::: Data listing :::

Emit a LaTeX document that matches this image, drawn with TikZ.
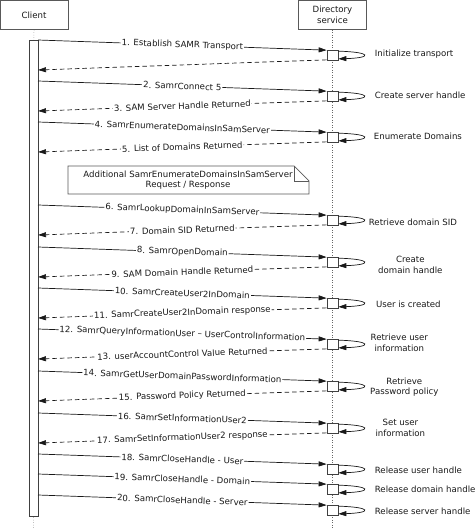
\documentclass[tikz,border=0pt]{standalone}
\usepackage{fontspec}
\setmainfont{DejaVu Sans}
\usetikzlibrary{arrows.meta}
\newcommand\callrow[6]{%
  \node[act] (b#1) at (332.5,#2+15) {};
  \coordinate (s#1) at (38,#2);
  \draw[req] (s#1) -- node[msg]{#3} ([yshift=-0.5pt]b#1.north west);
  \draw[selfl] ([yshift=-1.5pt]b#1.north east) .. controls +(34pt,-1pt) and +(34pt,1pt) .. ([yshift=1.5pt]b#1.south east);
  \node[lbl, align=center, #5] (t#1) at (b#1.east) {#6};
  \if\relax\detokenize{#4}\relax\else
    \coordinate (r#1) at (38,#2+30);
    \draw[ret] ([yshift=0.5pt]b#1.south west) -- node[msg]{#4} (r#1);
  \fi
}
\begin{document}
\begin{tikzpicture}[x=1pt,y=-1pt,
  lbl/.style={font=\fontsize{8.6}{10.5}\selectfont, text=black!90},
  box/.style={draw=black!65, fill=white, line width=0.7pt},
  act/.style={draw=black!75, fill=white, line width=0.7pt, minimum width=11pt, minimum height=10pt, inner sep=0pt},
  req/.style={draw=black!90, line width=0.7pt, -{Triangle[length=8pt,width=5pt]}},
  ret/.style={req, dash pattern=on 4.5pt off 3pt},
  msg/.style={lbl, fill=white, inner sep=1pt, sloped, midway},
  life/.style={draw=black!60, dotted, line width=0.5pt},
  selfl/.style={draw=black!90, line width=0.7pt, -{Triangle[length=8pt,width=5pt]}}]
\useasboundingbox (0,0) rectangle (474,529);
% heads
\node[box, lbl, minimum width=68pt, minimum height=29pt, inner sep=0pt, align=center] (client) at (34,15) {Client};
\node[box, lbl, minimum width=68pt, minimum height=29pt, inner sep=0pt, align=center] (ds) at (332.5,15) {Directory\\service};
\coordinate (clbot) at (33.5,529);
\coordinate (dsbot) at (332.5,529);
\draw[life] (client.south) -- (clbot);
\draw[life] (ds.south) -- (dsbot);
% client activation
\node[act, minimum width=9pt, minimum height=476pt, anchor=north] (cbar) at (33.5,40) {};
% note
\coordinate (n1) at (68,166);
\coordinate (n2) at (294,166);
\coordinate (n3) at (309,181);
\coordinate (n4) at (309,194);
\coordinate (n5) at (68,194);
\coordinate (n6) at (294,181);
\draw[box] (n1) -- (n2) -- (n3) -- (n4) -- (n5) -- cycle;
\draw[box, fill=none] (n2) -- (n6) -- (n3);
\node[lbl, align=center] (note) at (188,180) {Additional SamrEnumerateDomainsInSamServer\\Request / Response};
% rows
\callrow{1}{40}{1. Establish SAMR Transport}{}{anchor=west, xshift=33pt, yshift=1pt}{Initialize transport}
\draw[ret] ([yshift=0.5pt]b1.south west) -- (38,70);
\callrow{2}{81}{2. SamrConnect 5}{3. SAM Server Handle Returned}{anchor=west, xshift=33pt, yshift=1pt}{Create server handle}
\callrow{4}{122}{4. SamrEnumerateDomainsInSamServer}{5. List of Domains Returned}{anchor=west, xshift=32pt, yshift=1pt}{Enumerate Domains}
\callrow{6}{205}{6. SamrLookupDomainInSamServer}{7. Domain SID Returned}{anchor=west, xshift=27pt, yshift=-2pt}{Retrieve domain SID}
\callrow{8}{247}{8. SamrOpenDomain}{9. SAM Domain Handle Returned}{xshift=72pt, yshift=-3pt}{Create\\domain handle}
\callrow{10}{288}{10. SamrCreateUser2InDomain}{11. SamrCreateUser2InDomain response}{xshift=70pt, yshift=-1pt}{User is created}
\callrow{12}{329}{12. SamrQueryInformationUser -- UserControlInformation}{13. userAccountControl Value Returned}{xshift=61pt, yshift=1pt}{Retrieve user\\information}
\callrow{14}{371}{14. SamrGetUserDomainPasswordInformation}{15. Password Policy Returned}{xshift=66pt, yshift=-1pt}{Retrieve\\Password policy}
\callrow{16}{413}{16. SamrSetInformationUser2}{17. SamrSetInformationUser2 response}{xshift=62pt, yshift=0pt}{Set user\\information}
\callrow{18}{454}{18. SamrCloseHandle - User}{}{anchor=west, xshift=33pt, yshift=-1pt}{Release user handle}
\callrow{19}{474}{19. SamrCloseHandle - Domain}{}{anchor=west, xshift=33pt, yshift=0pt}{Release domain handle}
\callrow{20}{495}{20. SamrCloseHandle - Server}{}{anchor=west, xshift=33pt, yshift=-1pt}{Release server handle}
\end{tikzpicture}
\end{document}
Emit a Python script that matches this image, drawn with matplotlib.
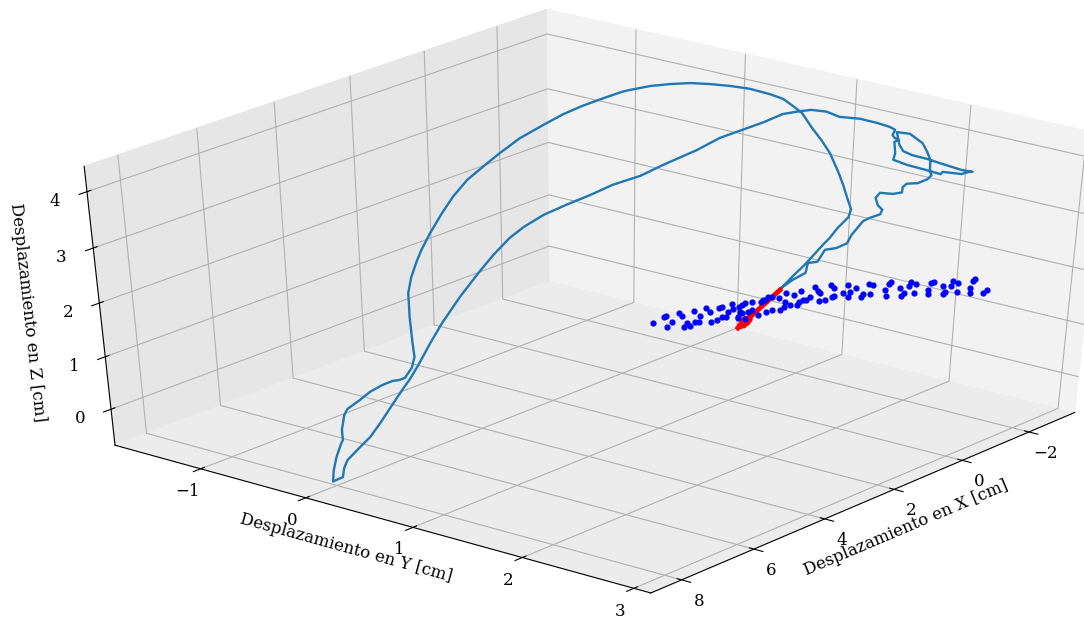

:::

Show all lines from the listing above in which "image" appears.

*Response*:
Emit a LaTeX document that matches this image, drawn with TikZ.
Emit a Python script that matches this image, drawn with matplotlib.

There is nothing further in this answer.